--- BEGIN SUPPLIED INFORMATION ---
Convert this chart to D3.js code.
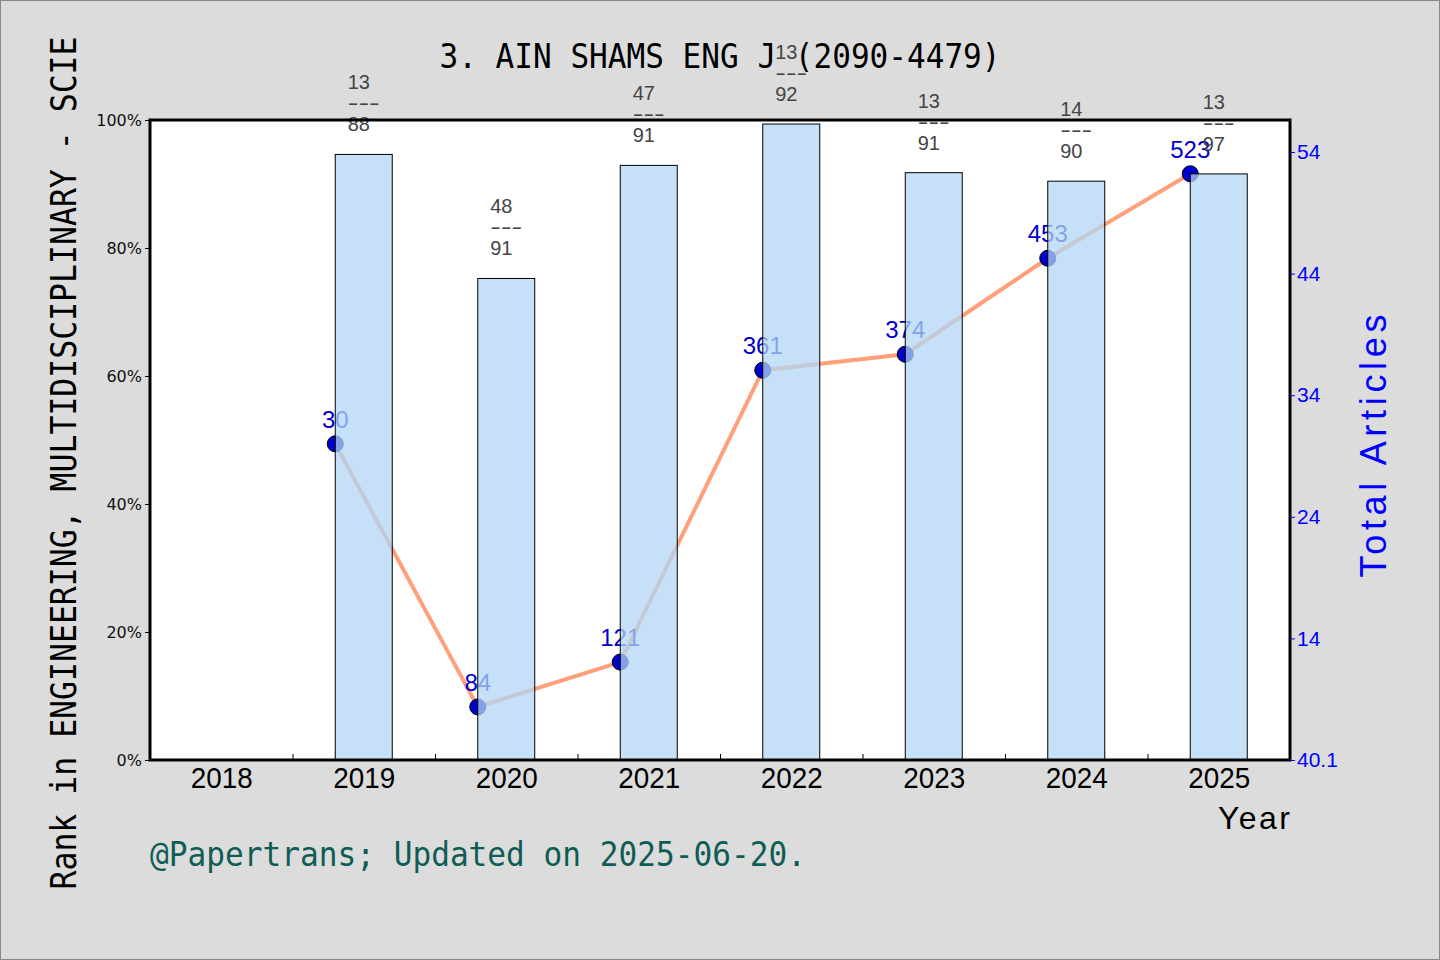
<!DOCTYPE html>
<html>
<head>
<meta charset="utf-8">
<script src="https://cdn.jsdelivr.net/npm/d3@7"></script>
<style>
  body { margin: 0; background: #dcdcdc; }
  svg { display: block; }
</style>
</head>
<body>
<svg id="chart" width="1440" height="960"></svg>
<script>
// chart data
const years = [2019, 2020, 2021, 2022, 2023, 2024, 2025];
const rankPct = [0.494, 0.083, 0.153, 0.609, 0.634, 0.784, 0.916];
const rankLabels = [30, 84, 121, 361, 374, 453, 523];
const articles = [53.8, 43.6, 52.9, 56.3, 52.3, 51.6, 52.2];
const rankTop = [13, 48, 47, 13, 13, 14, 13];
const rankTotal = [88, 91, 91, 92, 91, 90, 97];

// tick values / labels
const xTickYears = [2018, 2019, 2020, 2021, 2022, 2023, 2024, 2025];
const leftTicks = [0, 0.2, 0.4, 0.6, 0.8, 1.0];
const rightTicks = [4, 14, 24, 34, 44, 54];
const rightTickLabels = ["40.1", "14", "24", "34", "44", "54"];

// plot box
const plotLeft = 150, plotRight = 1290, plotTop = 120, plotBottom = 760;

const svg = d3.select("#chart");

// figure background + thin outer border
svg.append("rect")
    .attr("x", 0.5).attr("y", 0.5)
    .attr("width", 1439).attr("height", 959)
    .attr("fill", "#dcdcdc")
    .attr("stroke", "#8a8a8a");

// scales
const x = d3.scaleLinear().domain([2017.5, 2025.5]).range([plotLeft, plotRight]);
const yL = d3.scaleLinear().domain([0, 1]).range([plotBottom, plotTop]);
const yR = d3.scaleLinear().domain([4, 4 + (plotBottom - plotTop) / 12.16]).range([plotBottom, plotTop]);

// plot background
svg.append("rect")
    .attr("x", plotLeft).attr("y", plotTop)
    .attr("width", plotRight - plotLeft).attr("height", plotBottom - plotTop)
    .attr("fill", "#fff");

const lineData = years.map((y, i) => ({year: y, v: rankPct[i], lab: rankLabels[i]}));

// rank line (drawn first, bars wash over it)
svg.append("path")
    .datum(lineData)
    .attr("fill", "none")
    .attr("stroke", "#ffa07a")
    .attr("stroke-width", 4)
    .attr("d", d3.line().x(d => x(d.year - 0.2)).y(d => yL(d.v)));

svg.selectAll(".pt")
    .data(lineData)
    .enter().append("circle")
    .attr("class", "pt")
    .attr("cx", d => x(d.year - 0.2))
    .attr("cy", d => yL(d.v))
    .attr("r", 8)
    .attr("fill", "#0000cd")
    .attr("stroke", "#000")
    .attr("stroke-width", 1);

svg.selectAll(".pt-label")
    .data(lineData)
    .enter().append("text")
    .attr("class", "pt-label")
    .attr("x", d => x(d.year - 0.2))
    .attr("y", d => yL(d.v) - 16)
    .attr("text-anchor", "middle")
    .attr("font-family", "Liberation Sans, Arial, sans-serif")
    .attr("font-size", 24)
    .attr("fill", "#0000cd")
    .text(d => d.lab);

// article bars (semi transparent, on top of line)
const barData = years.map((y, i) => ({year: y, v: articles[i], a: rankTop[i], b: rankTotal[i]}));

svg.selectAll(".bar")
    .data(barData)
    .enter().append("rect")
    .attr("class", "bar")
    .attr("x", d => x(d.year - 0.2))
    .attr("width", x(2018.4) - x(2018))
    .attr("y", d => yR(d.v))
    .attr("height", d => plotBottom - yR(d.v))
    .attr("fill", "rgb(178,214,244)")
    .attr("fill-opacity", 0.75)
    .attr("stroke", "#000")
    .attr("stroke-width", 1);

// rank fraction labels above bars
const topLab = svg.selectAll(".frac")
    .data(barData)
    .enter().append("g")
    .attr("class", "frac")
    .attr("transform", d => `translate(${x(d.year) - 16},${yR(d.v) - 23})`)
    .attr("font-family", "Liberation Sans, Arial, sans-serif")
    .attr("font-size", 20)
    .attr("fill", "#444");

topLab.append("text").attr("y", -42).text(d => d.a);
topLab.append("text").attr("y", -21)
    .attr("textLength", 32).attr("lengthAdjust", "spacingAndGlyphs")
    .text("---");
topLab.append("text").attr("y", 0).text(d => d.b);

// title
svg.append("text")
    .attr("x", 720).attr("y", 68)
    .attr("text-anchor", "middle")
    .attr("font-family", "DejaVu Sans Mono, monospace")
    .attr("font-size", 34)
    .attr("textLength", 561).attr("lengthAdjust", "spacingAndGlyphs")
    .attr("fill", "#000")
    .text("3. AIN SHAMS ENG J (2090-4479)");

// frame
svg.append("rect")
    .attr("x", plotLeft).attr("y", plotTop)
    .attr("width", plotRight - plotLeft).attr("height", plotBottom - plotTop)
    .attr("fill", "none")
    .attr("stroke", "#000")
    .attr("stroke-width", 3);

// x ticks at half years (inward)
const halfYears = d3.range(2017.5, 2026, 1);
svg.append("g")
    .attr("transform", `translate(0,${plotBottom})`)
    .call(d3.axisBottom(x).tickValues(halfYears).tickSize(-6).tickFormat(""))
    .call(g => g.select(".domain").remove());

// x tick labels
svg.append("g")
    .attr("transform", `translate(0,${plotBottom})`)
    .call(d3.axisBottom(x).tickValues(xTickYears).tickSize(0).tickPadding(7).tickFormat(d3.format("d")))
    .call(g => g.select(".domain").remove())
    .call(g => g.selectAll("text")
        .attr("font-family", "Liberation Sans, Arial, sans-serif")
        .attr("font-size", 30)
        .attr("fill", "#000")
        .attr("textLength", 62).attr("lengthAdjust", "spacingAndGlyphs"));

// left axis
svg.append("g")
    .attr("transform", `translate(${plotLeft},0)`)
    .call(d3.axisLeft(yL).tickValues(leftTicks).tickSize(5).tickPadding(3).tickFormat(d3.format(".0%")))
    .call(g => g.select(".domain").remove())
    .call(g => g.selectAll("text")
        .attr("font-family", "DejaVu Sans, sans-serif")
        .attr("font-size", 16)
        .attr("fill", "#111"));

// right axis
svg.append("g")
    .attr("transform", `translate(${plotRight},0)`)
    .call(d3.axisRight(yR).tickValues(rightTicks).tickSize(5).tickPadding(2)
        .tickFormat((d, i) => rightTickLabels[i]))
    .call(g => g.select(".domain").remove())
    .call(g => g.selectAll("line").attr("stroke", "#0000ff"))
    .call(g => g.selectAll("text")
        .attr("font-family", "Liberation Sans, Arial, sans-serif")
        .attr("font-size", 21)
        .attr("fill", "#0000ff"));

// axis titles
svg.append("text")
    .attr("transform", "translate(76,463) rotate(-90)")
    .attr("text-anchor", "middle")
    .attr("font-family", "DejaVu Sans Mono, monospace")
    .attr("font-size", 35)
    .attr("textLength", 853).attr("lengthAdjust", "spacingAndGlyphs")
    .attr("fill", "#000")
    .text("Rank in ENGINEERING, MULTIDISCIPLINARY - SCIE");

svg.append("text")
    .attr("transform", "translate(1386,446) rotate(-90)")
    .attr("text-anchor", "middle")
    .attr("font-family", "Liberation Sans, Arial, sans-serif")
    .attr("font-size", 36)
    .attr("textLength", 263).attr("lengthAdjust", "spacing")
    .attr("fill", "#0000ff")
    .text("Total Articles");

svg.append("text")
    .attr("x", 1290).attr("y", 829)
    .attr("text-anchor", "end")
    .attr("font-family", "Liberation Sans, Arial, sans-serif")
    .attr("font-size", 32)
    .attr("textLength", 72).attr("lengthAdjust", "spacing")
    .attr("fill", "#000")
    .text("Year");

// footer
svg.append("text")
    .attr("x", 150).attr("y", 866)
    .attr("font-family", "DejaVu Sans Mono, monospace")
    .attr("font-size", 34)
    .attr("textLength", 656).attr("lengthAdjust", "spacingAndGlyphs")
    .attr("fill", "#0f5c55")
    .text("@Papertrans; Updated on 2025-06-20.");
</script>
</body>
</html>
--- END SUPPLIED INFORMATION ---
● INSTRUCTION
Pull every line containing "chart" from the material above.

● OUTPUT OF THE TASK
Convert this chart to D3.js code.
<svg id="chart" width="1440" height="960"></svg>
// chart data
const svg = d3.select("#chart");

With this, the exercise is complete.